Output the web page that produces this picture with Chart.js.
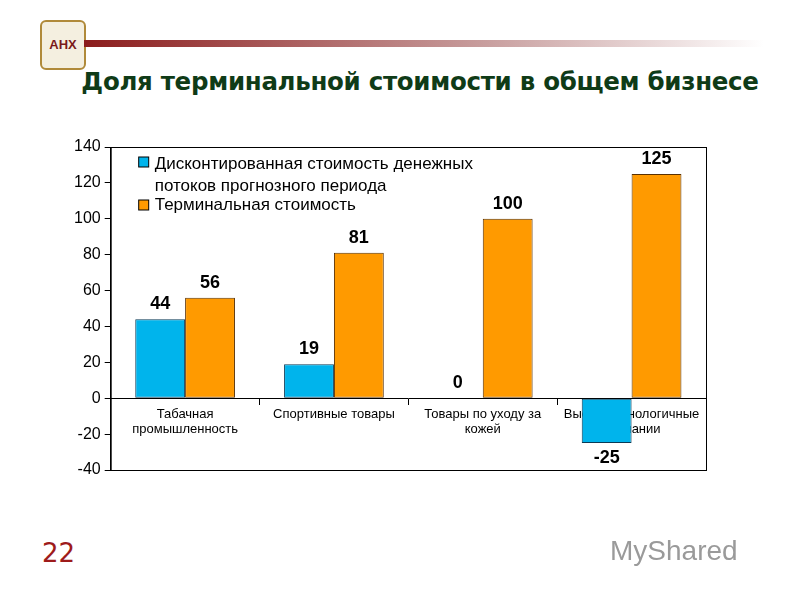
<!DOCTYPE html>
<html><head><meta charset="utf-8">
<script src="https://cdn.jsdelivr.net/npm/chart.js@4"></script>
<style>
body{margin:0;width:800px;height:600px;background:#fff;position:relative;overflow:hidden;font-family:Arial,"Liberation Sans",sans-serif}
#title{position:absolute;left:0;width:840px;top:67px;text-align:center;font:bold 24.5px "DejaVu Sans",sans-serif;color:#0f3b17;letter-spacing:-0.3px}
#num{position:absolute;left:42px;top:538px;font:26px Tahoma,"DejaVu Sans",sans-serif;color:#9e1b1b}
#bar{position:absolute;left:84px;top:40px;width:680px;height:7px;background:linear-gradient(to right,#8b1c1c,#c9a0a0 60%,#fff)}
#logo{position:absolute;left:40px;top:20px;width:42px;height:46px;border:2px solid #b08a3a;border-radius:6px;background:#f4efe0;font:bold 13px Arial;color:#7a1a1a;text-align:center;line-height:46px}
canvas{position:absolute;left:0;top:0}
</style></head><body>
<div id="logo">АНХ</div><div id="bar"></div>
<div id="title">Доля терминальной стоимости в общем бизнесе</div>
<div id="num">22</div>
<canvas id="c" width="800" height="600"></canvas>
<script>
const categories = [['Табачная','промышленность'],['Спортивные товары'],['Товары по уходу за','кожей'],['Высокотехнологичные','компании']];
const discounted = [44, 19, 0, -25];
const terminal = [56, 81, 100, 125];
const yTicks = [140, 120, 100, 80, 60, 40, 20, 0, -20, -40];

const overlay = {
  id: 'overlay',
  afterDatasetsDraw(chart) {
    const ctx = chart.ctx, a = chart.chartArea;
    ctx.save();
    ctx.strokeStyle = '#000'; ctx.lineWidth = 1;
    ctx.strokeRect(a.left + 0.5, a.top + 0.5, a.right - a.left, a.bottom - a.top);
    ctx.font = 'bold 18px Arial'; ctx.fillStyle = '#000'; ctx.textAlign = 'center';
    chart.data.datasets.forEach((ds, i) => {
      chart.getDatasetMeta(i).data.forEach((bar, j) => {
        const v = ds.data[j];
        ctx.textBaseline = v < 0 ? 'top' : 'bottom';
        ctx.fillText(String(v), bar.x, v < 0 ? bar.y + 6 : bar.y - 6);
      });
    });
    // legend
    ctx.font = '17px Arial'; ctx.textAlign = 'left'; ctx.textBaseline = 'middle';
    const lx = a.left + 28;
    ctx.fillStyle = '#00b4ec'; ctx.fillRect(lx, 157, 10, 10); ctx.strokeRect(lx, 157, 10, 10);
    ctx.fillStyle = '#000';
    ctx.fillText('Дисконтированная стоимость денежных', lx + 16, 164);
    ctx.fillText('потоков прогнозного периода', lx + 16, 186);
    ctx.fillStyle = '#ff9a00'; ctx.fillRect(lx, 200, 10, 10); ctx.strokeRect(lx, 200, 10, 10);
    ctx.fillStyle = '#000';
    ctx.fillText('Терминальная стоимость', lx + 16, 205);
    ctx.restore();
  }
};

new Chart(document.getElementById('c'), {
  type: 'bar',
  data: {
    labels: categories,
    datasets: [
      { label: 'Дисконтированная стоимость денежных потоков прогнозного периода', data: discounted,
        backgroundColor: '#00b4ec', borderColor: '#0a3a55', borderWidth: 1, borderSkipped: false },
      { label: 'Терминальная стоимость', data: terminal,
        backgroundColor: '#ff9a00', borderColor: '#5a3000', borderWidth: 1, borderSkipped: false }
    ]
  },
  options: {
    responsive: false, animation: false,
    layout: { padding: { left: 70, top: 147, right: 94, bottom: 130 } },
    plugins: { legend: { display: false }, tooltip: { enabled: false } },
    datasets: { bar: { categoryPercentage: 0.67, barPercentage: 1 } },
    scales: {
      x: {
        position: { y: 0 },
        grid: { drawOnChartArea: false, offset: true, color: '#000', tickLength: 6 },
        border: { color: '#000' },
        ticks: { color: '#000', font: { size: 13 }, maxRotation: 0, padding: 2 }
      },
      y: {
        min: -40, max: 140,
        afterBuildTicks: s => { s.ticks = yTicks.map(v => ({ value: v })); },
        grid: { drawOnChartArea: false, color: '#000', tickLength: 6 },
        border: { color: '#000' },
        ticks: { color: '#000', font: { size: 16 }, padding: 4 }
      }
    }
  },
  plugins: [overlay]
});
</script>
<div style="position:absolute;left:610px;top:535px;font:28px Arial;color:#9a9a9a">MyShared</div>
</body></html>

- - -

▶ [WORK TO COMPLETE]
Write out an exact copy of the listing, first line through the line containing "0, -20, -40];", with the pictures left out.

▶ [RESPONSE BELOW]
Output the web page that produces this picture with Chart.js.
<!DOCTYPE html>
<html><head><meta charset="utf-8">
<script src="https://cdn.jsdelivr.net/npm/chart.js@4"></script>
<style>
body{margin:0;width:800px;height:600px;background:#fff;position:relative;overflow:hidden;font-family:Arial,"Liberation Sans",sans-serif}
#title{position:absolute;left:0;width:840px;top:67px;text-align:center;font:bold 24.5px "DejaVu Sans",sans-serif;color:#0f3b17;letter-spacing:-0.3px}
#num{position:absolute;left:42px;top:538px;font:26px Tahoma,"DejaVu Sans",sans-serif;color:#9e1b1b}
#bar{position:absolute;left:84px;top:40px;width:680px;height:7px;background:linear-gradient(to right,#8b1c1c,#c9a0a0 60%,#fff)}
#logo{position:absolute;left:40px;top:20px;width:42px;height:46px;border:2px solid #b08a3a;border-radius:6px;background:#f4efe0;font:bold 13px Arial;color:#7a1a1a;text-align:center;line-height:46px}
canvas{position:absolute;left:0;top:0}
</style></head><body>
<div id="logo">АНХ</div><div id="bar"></div>
<div id="title">Доля терминальной стоимости в общем бизнесе</div>
<div id="num">22</div>
<canvas id="c" width="800" height="600"></canvas>
<script>
const categories = [['Табачная','промышленность'],['Спортивные товары'],['Товары по уходу за','кожей'],['Высокотехнологичные','компании']];
const discounted = [44, 19, 0, -25];
const terminal = [56, 81, 100, 125];
const yTicks = [140, 120, 100, 80, 60, 40, 20, 0, -20, -40];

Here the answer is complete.